Aniela Fidler approached Hand & Lock in March 2018 to help her explore her vision for creating embroideries using recycled electrical wiring. Her project centred on sustainability in fashion design and subsequently won the Kering, Alexander McQueen Award for Innovation. Here we wanted to learn more about the process and share her design story with you.
Please tell us a little about the Kering competition, your entry and the inspiration behind it?
The Kering Award for Sustainable Fashion is a partnership between Kering and the Centre for Sustainable Fashion from London College of Fashion. Each year there are two brands from Kering group that create brief for students to work on and develop a project that addresses a specific issue. I worked on concept for Alexander McQueen and became inspired by the extensive use of goldwork embroidery in very innovative way. McQueen has a long history of merging tradition with its inversion. Electronic waste is a very contemporary problem therefore I saw it as a perfect contrast. I wanted to empower the Indian community to fight their electronic waste issue through heritage craft.
You were born in Poland but now live in the UK – How do attitudes to sustainability differ between the two countries?

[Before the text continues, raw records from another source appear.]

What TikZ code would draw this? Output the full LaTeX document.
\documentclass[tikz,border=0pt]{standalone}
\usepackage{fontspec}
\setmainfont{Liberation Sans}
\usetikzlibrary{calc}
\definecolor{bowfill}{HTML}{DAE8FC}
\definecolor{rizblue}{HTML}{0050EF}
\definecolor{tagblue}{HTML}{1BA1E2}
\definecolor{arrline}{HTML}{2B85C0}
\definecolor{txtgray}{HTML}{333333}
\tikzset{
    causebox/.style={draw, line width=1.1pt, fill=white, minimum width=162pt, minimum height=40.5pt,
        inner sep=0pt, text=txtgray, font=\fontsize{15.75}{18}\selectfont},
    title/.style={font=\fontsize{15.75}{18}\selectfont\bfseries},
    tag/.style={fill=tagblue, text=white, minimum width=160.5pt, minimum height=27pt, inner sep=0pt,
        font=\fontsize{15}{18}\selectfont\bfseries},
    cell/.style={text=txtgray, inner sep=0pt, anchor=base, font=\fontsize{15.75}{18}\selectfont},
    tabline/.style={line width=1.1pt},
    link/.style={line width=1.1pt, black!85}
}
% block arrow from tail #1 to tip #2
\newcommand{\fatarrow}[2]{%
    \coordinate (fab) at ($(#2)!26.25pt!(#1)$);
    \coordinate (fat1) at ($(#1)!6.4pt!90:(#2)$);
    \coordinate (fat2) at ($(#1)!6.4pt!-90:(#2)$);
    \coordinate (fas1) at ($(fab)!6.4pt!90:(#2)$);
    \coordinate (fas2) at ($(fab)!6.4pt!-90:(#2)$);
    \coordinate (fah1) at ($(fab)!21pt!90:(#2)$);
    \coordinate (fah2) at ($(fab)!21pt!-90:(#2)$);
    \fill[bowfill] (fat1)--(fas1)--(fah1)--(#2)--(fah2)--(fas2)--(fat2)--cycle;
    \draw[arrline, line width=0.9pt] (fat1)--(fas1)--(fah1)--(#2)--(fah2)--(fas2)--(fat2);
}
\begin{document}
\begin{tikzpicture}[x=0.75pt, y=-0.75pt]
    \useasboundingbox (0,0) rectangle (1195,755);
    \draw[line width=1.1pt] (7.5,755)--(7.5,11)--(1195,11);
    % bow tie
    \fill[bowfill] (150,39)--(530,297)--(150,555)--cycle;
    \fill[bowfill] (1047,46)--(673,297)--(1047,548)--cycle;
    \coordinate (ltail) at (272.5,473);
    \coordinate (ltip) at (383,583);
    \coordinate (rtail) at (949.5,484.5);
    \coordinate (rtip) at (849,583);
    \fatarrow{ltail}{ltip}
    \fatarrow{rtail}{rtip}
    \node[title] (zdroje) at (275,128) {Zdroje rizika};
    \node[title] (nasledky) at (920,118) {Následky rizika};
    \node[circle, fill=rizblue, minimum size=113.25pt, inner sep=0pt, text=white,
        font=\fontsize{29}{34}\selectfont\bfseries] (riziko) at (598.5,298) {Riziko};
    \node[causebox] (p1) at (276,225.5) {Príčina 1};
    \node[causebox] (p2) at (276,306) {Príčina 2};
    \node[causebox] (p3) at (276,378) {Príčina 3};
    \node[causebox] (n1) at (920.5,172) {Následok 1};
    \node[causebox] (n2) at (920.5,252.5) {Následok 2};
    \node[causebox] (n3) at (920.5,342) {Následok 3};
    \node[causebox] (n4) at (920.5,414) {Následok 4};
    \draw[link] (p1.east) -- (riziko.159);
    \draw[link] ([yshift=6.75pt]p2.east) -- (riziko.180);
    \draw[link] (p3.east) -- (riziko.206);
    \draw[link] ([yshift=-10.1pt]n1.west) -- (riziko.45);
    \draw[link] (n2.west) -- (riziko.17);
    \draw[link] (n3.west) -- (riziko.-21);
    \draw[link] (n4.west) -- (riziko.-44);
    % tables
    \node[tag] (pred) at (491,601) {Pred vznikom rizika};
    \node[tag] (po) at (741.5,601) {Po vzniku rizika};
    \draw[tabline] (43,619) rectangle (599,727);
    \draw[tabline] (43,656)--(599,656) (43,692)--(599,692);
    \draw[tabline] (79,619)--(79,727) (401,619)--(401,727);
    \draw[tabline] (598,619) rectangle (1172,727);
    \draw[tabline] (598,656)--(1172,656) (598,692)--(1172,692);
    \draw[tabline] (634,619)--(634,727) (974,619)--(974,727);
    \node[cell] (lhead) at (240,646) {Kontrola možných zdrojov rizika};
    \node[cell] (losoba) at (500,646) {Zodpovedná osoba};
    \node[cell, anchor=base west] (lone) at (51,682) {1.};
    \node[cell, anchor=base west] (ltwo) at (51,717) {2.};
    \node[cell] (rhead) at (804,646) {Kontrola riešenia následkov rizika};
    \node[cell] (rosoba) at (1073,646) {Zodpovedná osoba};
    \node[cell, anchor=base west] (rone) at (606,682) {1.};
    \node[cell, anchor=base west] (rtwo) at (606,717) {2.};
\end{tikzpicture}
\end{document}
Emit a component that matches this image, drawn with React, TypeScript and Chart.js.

In both countries people are waking up to climate change and its issues. In my opinion the main difference between the UK and Poland is the level of consumption. Because the Polish economy is not as strong as British, we automatically don’t buy as much.
Do you believe embroidery is compatible with sustainability?
I think embroidery, especially handmade, has a lot of sustainability values naturally embodied because it is a slow process. Nonetheless, high street brands sell sequin and bead embellished garments for bargain prices even though, both of these techniques can’t be fully machine performed and require a lot of human skill and labour. So yes, this example shows that there is a lot that could be done, especially when it comes to consumer awareness of how embroidery is made. A full on sequin dress just can’t cost £7 – if it does then someone else is paying the consequences.
Aniela Fidler / Winner for Innovation for Alexander McQueen
Recycling electrical waste is just one material that could be re-purposed for fashion – what other waste materials do you think might serve embroidery well?
Recycling plastic is a very straight forward process and should be applied to make plastic beads, sequins and other polyester based trimms. Technology now is advanced enough that it can provide very high quality equivalents to many conventional materials so there is quite a lot of potential!
How did it feel to win and what does that mean for your creative practice?
Being a laureate is a great distinction but I’m the most grateful for having the opportunity to go through the competition process. It influenced me a lot and provided me with new insights to the industry. It also made me confident that sustainable improvements are not only desired but also very possible.
Has your sustainable ideology changed the way you consume fashion?
I have always been fairly aware of the issues following clothing production and never shopped too excessively. The main difference is probably the fact that now I can see not only the surface of clothing but also its cultural and social depth. These contexts are embodied in garments and can be as terrible as they can be wonderful. I’m really interested in telling whole story and preferably, the beautiful one.